— Start of SUPPLIED RECORDS —

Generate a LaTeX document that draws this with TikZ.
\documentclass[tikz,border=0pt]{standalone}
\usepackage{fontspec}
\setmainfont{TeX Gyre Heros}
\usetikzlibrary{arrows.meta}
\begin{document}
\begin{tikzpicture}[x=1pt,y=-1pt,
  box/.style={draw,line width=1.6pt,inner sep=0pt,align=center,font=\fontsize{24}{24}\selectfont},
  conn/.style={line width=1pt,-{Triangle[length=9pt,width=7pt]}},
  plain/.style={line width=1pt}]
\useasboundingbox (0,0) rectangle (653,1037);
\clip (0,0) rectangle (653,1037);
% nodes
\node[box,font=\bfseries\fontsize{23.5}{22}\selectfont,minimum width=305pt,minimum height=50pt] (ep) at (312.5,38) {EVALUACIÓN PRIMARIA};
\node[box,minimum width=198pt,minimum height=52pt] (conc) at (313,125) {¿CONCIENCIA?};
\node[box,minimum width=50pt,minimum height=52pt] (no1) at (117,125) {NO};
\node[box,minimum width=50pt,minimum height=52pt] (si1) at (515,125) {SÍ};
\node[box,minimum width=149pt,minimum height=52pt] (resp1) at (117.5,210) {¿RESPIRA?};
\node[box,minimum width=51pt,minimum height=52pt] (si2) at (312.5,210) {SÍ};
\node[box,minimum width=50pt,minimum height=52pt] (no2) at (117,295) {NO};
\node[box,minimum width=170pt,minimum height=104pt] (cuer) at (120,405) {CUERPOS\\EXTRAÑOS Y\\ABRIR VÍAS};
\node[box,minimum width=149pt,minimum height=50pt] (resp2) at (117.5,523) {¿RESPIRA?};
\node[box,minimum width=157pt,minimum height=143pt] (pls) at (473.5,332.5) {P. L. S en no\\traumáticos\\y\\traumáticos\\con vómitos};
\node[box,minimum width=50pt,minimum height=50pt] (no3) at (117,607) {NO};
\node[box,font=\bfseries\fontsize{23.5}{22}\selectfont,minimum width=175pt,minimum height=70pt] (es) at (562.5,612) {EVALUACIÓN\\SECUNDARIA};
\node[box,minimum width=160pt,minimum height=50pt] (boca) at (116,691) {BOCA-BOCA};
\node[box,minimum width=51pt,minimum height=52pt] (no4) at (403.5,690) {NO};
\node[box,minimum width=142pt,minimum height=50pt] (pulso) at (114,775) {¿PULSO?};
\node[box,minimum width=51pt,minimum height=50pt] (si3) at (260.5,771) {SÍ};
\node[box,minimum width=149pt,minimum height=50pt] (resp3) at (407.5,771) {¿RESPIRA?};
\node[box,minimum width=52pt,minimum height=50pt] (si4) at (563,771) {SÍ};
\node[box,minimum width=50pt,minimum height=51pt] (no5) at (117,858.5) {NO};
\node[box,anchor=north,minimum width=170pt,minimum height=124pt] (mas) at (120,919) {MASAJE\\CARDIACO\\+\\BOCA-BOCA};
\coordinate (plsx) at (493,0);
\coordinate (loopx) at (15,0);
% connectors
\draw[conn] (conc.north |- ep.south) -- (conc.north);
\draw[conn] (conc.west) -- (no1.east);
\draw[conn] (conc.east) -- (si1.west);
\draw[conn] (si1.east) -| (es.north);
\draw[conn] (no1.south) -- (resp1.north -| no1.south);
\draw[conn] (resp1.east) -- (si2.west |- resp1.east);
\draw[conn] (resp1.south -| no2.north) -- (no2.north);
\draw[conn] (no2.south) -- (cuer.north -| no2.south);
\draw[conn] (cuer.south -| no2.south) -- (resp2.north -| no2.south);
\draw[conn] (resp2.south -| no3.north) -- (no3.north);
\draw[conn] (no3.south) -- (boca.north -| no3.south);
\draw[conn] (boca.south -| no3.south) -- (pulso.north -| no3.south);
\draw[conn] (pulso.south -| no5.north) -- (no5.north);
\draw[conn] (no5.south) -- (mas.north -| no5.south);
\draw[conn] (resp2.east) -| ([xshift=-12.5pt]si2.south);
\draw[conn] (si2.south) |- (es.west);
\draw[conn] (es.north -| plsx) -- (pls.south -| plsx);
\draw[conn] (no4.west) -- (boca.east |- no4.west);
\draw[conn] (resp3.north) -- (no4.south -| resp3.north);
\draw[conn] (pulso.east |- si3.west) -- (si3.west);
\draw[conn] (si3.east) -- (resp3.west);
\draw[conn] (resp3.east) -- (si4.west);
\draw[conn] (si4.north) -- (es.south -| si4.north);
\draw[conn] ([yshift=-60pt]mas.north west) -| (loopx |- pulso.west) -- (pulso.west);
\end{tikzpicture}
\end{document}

— End of SUPPLIED RECORDS —
— Start of SUPPLIED RECORDS —

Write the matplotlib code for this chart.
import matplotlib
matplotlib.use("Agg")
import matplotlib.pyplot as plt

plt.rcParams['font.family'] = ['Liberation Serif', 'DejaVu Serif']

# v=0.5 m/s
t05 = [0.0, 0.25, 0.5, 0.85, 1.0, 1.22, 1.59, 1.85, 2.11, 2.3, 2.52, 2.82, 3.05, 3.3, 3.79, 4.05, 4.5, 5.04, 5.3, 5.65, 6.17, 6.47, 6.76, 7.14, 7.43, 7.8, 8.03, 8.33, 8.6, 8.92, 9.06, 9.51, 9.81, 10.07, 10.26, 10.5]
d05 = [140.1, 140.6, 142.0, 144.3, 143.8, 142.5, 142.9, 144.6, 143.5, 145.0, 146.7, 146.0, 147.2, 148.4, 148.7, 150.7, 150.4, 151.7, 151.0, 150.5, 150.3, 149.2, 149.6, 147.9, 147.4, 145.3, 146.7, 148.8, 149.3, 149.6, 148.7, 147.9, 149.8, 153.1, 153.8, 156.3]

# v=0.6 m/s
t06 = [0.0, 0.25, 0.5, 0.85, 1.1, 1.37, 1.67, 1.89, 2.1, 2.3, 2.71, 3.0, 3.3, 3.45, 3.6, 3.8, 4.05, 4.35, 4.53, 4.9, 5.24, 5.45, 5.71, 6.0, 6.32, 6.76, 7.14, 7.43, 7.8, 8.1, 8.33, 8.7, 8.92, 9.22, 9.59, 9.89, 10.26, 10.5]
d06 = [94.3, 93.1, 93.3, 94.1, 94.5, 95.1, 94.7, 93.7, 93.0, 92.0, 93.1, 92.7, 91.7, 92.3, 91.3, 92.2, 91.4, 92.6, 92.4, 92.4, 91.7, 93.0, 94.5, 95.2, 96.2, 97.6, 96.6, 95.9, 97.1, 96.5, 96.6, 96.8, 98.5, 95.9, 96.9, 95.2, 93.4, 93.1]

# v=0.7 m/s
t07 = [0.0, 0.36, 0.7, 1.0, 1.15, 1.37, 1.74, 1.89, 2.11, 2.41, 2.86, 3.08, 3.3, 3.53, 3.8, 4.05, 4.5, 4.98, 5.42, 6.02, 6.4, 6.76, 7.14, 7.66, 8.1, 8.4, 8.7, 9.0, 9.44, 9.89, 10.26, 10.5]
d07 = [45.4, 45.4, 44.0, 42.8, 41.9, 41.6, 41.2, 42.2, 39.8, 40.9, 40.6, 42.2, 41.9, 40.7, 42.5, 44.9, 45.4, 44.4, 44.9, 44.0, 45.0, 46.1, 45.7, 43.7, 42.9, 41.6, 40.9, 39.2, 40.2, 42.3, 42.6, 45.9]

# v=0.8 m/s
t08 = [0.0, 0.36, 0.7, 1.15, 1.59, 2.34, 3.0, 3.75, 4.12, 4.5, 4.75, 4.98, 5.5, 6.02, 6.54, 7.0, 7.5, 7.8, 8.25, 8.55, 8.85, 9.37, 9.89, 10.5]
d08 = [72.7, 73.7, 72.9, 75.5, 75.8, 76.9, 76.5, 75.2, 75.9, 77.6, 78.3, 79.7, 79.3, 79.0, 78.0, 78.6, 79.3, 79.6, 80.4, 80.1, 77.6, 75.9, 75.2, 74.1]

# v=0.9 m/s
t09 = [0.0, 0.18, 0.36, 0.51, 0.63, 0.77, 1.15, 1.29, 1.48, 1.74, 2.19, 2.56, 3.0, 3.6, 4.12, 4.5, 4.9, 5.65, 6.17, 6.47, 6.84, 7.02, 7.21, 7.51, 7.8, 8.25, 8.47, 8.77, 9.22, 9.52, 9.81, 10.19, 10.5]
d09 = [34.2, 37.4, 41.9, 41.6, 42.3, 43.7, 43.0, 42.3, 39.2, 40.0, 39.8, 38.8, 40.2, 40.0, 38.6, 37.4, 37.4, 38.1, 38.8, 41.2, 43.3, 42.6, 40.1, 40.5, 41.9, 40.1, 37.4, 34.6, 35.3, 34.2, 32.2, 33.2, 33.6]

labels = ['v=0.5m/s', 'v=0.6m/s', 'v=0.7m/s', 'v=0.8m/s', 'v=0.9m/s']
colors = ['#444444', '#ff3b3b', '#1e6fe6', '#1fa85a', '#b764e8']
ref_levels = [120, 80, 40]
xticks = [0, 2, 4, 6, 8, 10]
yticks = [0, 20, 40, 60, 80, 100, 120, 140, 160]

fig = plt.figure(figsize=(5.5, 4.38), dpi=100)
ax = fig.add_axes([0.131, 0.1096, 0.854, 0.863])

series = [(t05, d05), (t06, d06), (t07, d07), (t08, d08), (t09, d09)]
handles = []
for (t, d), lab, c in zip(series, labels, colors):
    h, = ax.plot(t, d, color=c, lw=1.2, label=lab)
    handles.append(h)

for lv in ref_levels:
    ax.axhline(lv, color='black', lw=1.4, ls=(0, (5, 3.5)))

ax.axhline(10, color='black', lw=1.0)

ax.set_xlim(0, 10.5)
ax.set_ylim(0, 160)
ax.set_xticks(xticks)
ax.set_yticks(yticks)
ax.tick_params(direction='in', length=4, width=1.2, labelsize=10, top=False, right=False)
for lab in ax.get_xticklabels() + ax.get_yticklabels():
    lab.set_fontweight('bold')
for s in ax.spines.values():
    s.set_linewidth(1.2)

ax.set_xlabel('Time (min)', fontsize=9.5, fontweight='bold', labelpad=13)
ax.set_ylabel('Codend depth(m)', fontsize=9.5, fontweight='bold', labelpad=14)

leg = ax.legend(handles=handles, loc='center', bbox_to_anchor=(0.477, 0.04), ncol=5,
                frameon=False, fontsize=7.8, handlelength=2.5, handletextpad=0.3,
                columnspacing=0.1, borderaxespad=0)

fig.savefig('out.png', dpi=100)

— End of SUPPLIED RECORDS —
— Start of SUPPLIED RECORDS —

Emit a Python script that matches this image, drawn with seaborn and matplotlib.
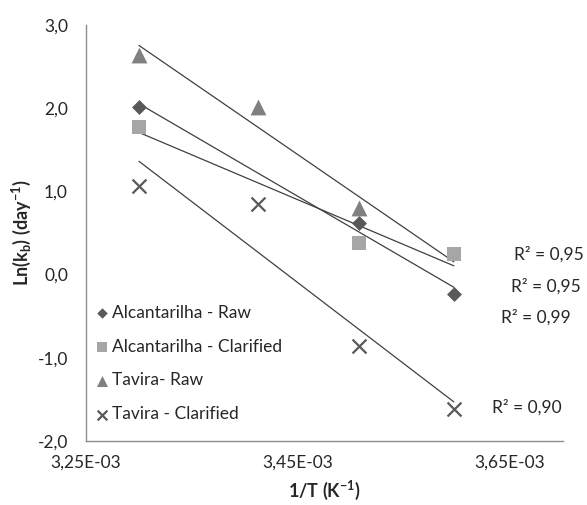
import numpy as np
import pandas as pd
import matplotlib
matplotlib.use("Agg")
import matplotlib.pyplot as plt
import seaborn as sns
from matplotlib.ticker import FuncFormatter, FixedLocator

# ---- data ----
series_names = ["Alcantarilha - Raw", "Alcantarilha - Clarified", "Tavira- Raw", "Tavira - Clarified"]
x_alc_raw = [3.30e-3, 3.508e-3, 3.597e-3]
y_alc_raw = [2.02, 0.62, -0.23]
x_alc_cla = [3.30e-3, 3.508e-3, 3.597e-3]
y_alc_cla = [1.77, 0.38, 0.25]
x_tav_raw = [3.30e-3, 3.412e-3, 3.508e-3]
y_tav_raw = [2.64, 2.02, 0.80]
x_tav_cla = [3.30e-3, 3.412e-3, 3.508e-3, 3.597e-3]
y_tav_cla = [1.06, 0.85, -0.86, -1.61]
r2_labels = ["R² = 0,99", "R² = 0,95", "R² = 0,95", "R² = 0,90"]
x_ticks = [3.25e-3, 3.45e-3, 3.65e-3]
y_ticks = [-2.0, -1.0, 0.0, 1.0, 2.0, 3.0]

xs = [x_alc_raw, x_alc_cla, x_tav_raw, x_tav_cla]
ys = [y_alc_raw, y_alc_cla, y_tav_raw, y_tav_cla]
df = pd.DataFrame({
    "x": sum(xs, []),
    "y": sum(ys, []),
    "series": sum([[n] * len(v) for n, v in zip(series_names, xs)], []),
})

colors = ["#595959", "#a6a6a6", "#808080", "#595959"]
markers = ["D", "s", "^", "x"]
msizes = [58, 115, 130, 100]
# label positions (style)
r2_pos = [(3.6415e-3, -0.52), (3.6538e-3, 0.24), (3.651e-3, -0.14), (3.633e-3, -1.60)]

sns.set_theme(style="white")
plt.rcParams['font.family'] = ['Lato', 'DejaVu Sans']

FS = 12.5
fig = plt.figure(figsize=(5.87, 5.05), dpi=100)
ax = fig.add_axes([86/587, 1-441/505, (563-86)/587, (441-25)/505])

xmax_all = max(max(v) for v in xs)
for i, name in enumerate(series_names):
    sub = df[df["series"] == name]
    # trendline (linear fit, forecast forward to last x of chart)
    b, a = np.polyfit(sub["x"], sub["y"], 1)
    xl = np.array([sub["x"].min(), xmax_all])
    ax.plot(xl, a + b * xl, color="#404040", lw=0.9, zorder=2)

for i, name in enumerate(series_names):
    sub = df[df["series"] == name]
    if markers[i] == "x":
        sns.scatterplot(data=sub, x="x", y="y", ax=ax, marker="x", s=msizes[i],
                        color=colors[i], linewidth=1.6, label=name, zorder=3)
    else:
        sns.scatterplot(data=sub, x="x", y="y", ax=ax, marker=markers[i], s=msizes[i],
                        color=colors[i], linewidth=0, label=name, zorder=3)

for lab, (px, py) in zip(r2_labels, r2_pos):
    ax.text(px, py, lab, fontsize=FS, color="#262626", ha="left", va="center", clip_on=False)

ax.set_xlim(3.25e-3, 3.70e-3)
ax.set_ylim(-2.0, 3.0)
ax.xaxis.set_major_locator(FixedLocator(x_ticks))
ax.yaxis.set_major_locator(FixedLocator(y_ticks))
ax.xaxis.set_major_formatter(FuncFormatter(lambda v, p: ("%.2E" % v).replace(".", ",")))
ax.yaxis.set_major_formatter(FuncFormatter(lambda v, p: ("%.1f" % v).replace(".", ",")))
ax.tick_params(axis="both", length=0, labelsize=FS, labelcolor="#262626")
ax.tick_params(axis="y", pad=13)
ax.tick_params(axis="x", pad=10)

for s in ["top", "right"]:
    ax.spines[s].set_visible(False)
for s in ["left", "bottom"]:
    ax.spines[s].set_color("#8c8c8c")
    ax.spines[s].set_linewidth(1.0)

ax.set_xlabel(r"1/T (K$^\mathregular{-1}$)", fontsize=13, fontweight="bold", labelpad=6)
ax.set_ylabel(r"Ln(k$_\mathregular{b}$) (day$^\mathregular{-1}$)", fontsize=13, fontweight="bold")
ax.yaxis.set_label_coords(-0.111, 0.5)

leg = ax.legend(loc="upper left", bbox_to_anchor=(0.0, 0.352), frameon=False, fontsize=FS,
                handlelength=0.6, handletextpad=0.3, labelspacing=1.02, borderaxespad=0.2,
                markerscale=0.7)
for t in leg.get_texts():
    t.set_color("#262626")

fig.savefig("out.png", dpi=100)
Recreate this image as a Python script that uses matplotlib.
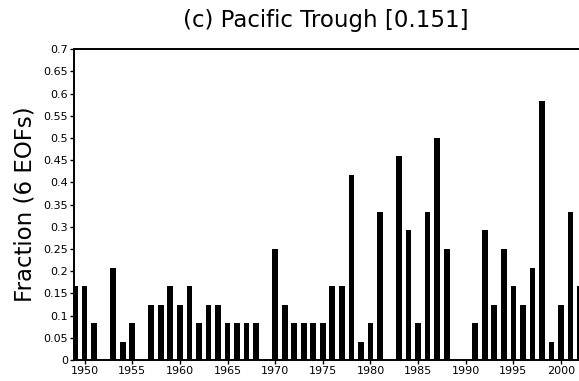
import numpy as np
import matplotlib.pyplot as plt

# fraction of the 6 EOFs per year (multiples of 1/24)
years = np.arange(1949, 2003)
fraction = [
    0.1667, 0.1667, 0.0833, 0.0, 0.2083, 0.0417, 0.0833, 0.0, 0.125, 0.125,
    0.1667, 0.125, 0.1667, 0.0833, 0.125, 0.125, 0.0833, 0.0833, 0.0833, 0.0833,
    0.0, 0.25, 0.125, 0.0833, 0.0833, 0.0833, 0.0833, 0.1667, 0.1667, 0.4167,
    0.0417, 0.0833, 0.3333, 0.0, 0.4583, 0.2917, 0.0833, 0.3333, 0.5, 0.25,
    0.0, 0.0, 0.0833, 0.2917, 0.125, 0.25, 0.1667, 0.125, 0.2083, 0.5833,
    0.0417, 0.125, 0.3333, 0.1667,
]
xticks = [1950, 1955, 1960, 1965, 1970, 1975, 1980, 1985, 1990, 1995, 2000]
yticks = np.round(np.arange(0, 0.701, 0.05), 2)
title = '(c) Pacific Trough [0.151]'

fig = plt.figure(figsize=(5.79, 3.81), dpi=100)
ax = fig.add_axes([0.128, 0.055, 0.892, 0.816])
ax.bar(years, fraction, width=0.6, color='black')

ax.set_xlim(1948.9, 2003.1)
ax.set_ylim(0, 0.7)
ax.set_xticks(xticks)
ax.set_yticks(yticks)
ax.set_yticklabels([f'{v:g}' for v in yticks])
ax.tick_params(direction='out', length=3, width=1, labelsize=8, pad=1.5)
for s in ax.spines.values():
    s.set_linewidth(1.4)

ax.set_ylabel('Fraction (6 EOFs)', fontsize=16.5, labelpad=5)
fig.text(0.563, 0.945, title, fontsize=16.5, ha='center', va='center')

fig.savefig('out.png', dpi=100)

— End of SUPPLIED RECORDS —

→ SHORT TASK: Go to the line that contains "Emit a Python" and copy from there down to the line that contains "plt.rcParams['font.family'] = ['Lato', 'DejaVu", with both lines included. Pass over the pictures.

→ OUTPUT:
Emit a Python script that matches this image, drawn with seaborn and matplotlib.
import numpy as np
import pandas as pd
import matplotlib
matplotlib.use("Agg")
import matplotlib.pyplot as plt
import seaborn as sns
from matplotlib.ticker import FuncFormatter, FixedLocator

# ---- data ----
series_names = ["Alcantarilha - Raw", "Alcantarilha - Clarified", "Tavira- Raw", "Tavira - Clarified"]
x_alc_raw = [3.30e-3, 3.508e-3, 3.597e-3]
y_alc_raw = [2.02, 0.62, -0.23]
x_alc_cla = [3.30e-3, 3.508e-3, 3.597e-3]
y_alc_cla = [1.77, 0.38, 0.25]
x_tav_raw = [3.30e-3, 3.412e-3, 3.508e-3]
y_tav_raw = [2.64, 2.02, 0.80]
x_tav_cla = [3.30e-3, 3.412e-3, 3.508e-3, 3.597e-3]
y_tav_cla = [1.06, 0.85, -0.86, -1.61]
r2_labels = ["R² = 0,99", "R² = 0,95", "R² = 0,95", "R² = 0,90"]
x_ticks = [3.25e-3, 3.45e-3, 3.65e-3]
y_ticks = [-2.0, -1.0, 0.0, 1.0, 2.0, 3.0]

xs = [x_alc_raw, x_alc_cla, x_tav_raw, x_tav_cla]
ys = [y_alc_raw, y_alc_cla, y_tav_raw, y_tav_cla]
df = pd.DataFrame({
    "x": sum(xs, []),
    "y": sum(ys, []),
    "series": sum([[n] * len(v) for n, v in zip(series_names, xs)], []),
})

colors = ["#595959", "#a6a6a6", "#808080", "#595959"]
markers = ["D", "s", "^", "x"]
msizes = [58, 115, 130, 100]
# label positions (style)
r2_pos = [(3.6415e-3, -0.52), (3.6538e-3, 0.24), (3.651e-3, -0.14), (3.633e-3, -1.60)]

sns.set_theme(style="white")
plt.rcParams['font.family'] = ['Lato', 'DejaVu Sans']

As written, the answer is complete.